The IRS is required to release a federal tax lien within 30 days after the underlying tax liability is fully paid or becomes legally unenforceable. For questions about federal tax lien documents, the IRS Centralized Lien Operation can be reached at 1-800-913-6050. If the IRS denies a discharge request, you can appeal through the Collection Appeals Program.
Applying for a Bonded Title
If you can’t locate the seller and can’t afford to pay off the lien outright, a bonded title may be your best remaining option. Most states offer some version of this process, though the requirements vary and not every state participates. A bonded title lets you obtain legal ownership by purchasing a surety bond that protects any future claimant, including the lienholder, for a set period.
The bond amount is typically set at one and a half times the vehicle’s assessed value. You don’t pay the full bond amount out of pocket; you pay a premium to a surety company, which usually runs about one to two percent of the bond amount. So for a car valued at $10,000, the bond would be $15,000, and your out-of-pocket cost for the premium might be $150 to $300. The bond stays active for a period set by state law, commonly three to five years. If nobody files a claim against the bond during that window, the bond expires and your title becomes a standard clean title.
There’s an important limitation: some states will not issue a bonded title if there is a recorded lien that is relatively recent. The logic is that a bonded title is designed for situations where the prior owner or lienholder can’t be found, not for sidestepping an active, enforceable debt. If your state won’t process a bonded title due to the lien’s age, your remaining options are negotiating with the lienholder or going to court.
Taking Legal Action
When negotiation fails, you can sue the seller. Small claims court is the most accessible option for most buyers. Monetary limits range from $2,500 to $25,000 depending on the state, which is enough to cover most used-car transactions. Filing fees are generally modest, typically between $15 and a few hundred dollars depending on the jurisdiction and claim size.

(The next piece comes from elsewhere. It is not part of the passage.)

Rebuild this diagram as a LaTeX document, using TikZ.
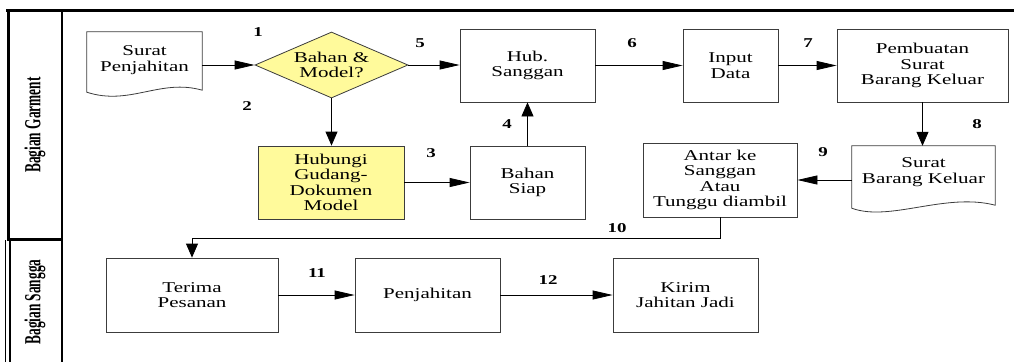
\documentclass[tikz,border=0pt]{standalone}
\usepackage{fontspec}
\setmainfont{Liberation Serif}[FakeStretch=1.4]
\newfontfamily\lajurfont{Liberation Serif}[FakeStretch=0.58]
\usepackage{xcolor}
\definecolor{kuningmuda}{RGB}{255,250,155}
\definecolor{garis}{RGB}{60,60,60}
\usepackage{tikz}
\usetikzlibrary{shapes.geometric,arrows.meta,calc}

\tikzset{
  teks/.style={font=\fontsize{15}{15.5}\selectfont},
  kotak/.style={teks,draw=garis,line width=0.8pt,rectangle,align=center,inner sep=2pt},
  kuning/.style={kotak,fill=kuningmuda},
  dok/.style={teks,rectangle,align=center,inner sep=2pt},
  dokgaris/.style={draw=garis,line width=0.8pt},
  keputusan/.style={teks,diamond,draw=garis,line width=0.8pt,fill=kuningmuda,aspect=2.3,inner sep=0pt,align=center},
  alur/.style={line width=0.8pt,-{Triangle[length=20pt,width=9pt]}},
  alurv/.style={line width=0.8pt,-{Triangle[length=14pt,width=12pt]}},
  nomor/.style={font=\fontsize{13.5}{13.5}\selectfont\bfseries,inner sep=0pt},
  lajur/.style={rotate=90,font=\lajurfont\fontsize{23}{23}\selectfont\bfseries,inner sep=0pt}
}

\begin{document}
\begin{tikzpicture}[x=1pt,y=-1pt]
  \useasboundingbox (0,0) rectangle (1014,362);
  % garis lajur
  \draw[line width=3pt] (6,10) -- (1014,10);
  \draw[line width=3pt] (8,10) -- (8,240);
  \draw[line width=2pt] (61.5,10) -- (61.5,240);
  \draw[line width=2.5pt] (7,239.5) -- (62,239.5);
  \draw[line width=2pt] (10,240) -- (10,362);
  \draw[line width=1pt] (5.5,240) -- (5.5,362);
  \draw[line width=1.5pt] (62,240) -- (62,362);
  \node[lajur] (garment) at (35,125) {Bagian Garment};
  \node[lajur] (sangga) at (35,302) {Bagian Sangga};

  % bagian garment
  \node[dok,minimum width=115pt,minimum height=56pt] (surat) at (144.5,60) {Surat\\Penjahitan};
  \draw[dokgaris] (surat.north west) -- (surat.north east) -- ([yshift=-2pt]surat.south east)
    .. controls +(-42,-12) and +(43,14) .. ([yshift=-4pt]surat.south west) -- cycle;
  \node[keputusan,minimum width=153pt,minimum height=66pt] (cek) at (331.5,65) {Bahan \&\\Model?};
  \node[kuning,minimum width=146pt,minimum height=73pt] (hubungi) at (331,182.5) {Hubungi\\Gudang-\\Dokumen\\Model};
  \node[kotak,minimum width=115pt,minimum height=73pt] (siap) at (527.5,182.5) {Bahan\\Siap};
  \node[kotak,minimum width=135pt,minimum height=73pt] (hubsang) at (527.5,65.5) {Hub.\\Sanggan};
  \node[kotak,minimum width=95pt,minimum height=73pt] (input) at (730.5,65.5) {Input\\Data};
  \node[kotak,minimum width=171pt,minimum height=73pt] (buat) at (922.5,65.5) {Pembuatan\\Surat\\Barang Keluar};
  \node[dok,minimum width=143pt,minimum height=52pt] (suratbk) at (923.5,172) {Surat\\Barang Keluar};
  \draw[dokgaris] (suratbk.north west) -- (suratbk.north east) -- ([yshift=-7pt]suratbk.south east)
    .. controls +(-50,-13) and +(38,14) .. ([yshift=-10pt]suratbk.south west) -- cycle;
  \node[kotak,minimum width=154pt,minimum height=74pt] (antar) at (720,180) {Antar ke\\Sanggan\\Atau\\Tunggu diambil};

  % bagian sangga
  \node[kotak,minimum width=172pt,minimum height=74pt] (terima) at (192,295) {Terima\\Pesanan};
  \node[kotak,minimum width=145pt,minimum height=74pt] (jahit) at (427.5,295) {Penjahitan};
  \node[kotak,minimum width=145pt,minimum height=74pt] (kirim) at (685.5,295) {Kirim\\Jahitan Jadi};

  % alur
  \draw[alur] (surat.east |- cek.west) -- (cek.west);
  \draw[alurv] (cek.south) -- (cek.south |- hubungi.north);
  \draw[alur] (hubungi.east) -- (hubungi.east -| siap.west);
  \draw[alurv] (siap.north) -- (hubsang.south);
  \draw[alur] (cek.east) -- (cek.east -| hubsang.west);
  \draw[alur] (hubsang.east) -- (input.west);
  \draw[alur] (input.east) -- (buat.west);
  \draw[alurv] (buat.south) -- (buat.south |- suratbk.north);
  \draw[alur] (antar.east -| suratbk.west) -- (antar.east);
  \draw[alurv] (antar.south) -- ++(0,21) -| (terima.north);
  \draw[alur] (terima.east) -- (jahit.west);
  \draw[alur] (jahit.east) -- (kirim.west);

  % nomor
  \node[nomor] (n1) at (258,32) {1};
  \node[nomor] (n2) at (247,106) {2};
  \node[nomor] (n3) at (431,153) {3};
  \node[nomor] (n4) at (507,124) {4};
  \node[nomor] (n5) at (420,43) {5};
  \node[nomor] (n6) at (632,43) {6};
  \node[nomor] (n7) at (808,43) {7};
  \node[nomor] (n8) at (977,124) {8};
  \node[nomor] (n9) at (823,152) {9};
  \node[nomor] (n10) at (617,228) {10};
  \node[nomor] (n11) at (317,273) {11};
  \node[nomor] (n12) at (548,280) {12};
\end{tikzpicture}
\end{document}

Your case rests on the seller’s breach of the implied warranty of title. Bring the official title record showing the lien, any communications with the seller and lienholder, your bill of sale, and records of any money you’ve already spent trying to resolve the lien. You can sue for the amount needed to pay off the lien, the costs you’ve incurred dealing with the problem, or a full refund if you’re seeking to unwind the sale.
If the amount exceeds small claims limits or you have evidence of intentional fraud, consider consulting an attorney about filing in a higher court. Fraud claims can open the door to additional damages beyond your direct financial losses. Some states also allow recovery of attorney’s fees in fraud cases, which makes hiring a lawyer more practical than it might seem for a used-car dispute.
How to Avoid This in the Future
The best way to handle a lien on a car you’re buying is to catch it before money changes hands. Run the VIN through your state’s motor vehicle database and a vehicle history report before agreeing to any purchase. If a lien shows up, don’t proceed unless the seller pays it off at closing, ideally through an escrow arrangement where your payment goes directly to the lienholder first.
For private sales, insist on seeing the physical title. If the seller doesn’t have it, or if the title shows a lienholder, that’s a clear sign the loan isn’t paid off. Walk away or structure the transaction so the lien gets cleared simultaneously with the sale. For dealer purchases, your protections are stronger under the UCC, but checking the title record beforehand still saves you from the hassle of asserting those rights after the fact.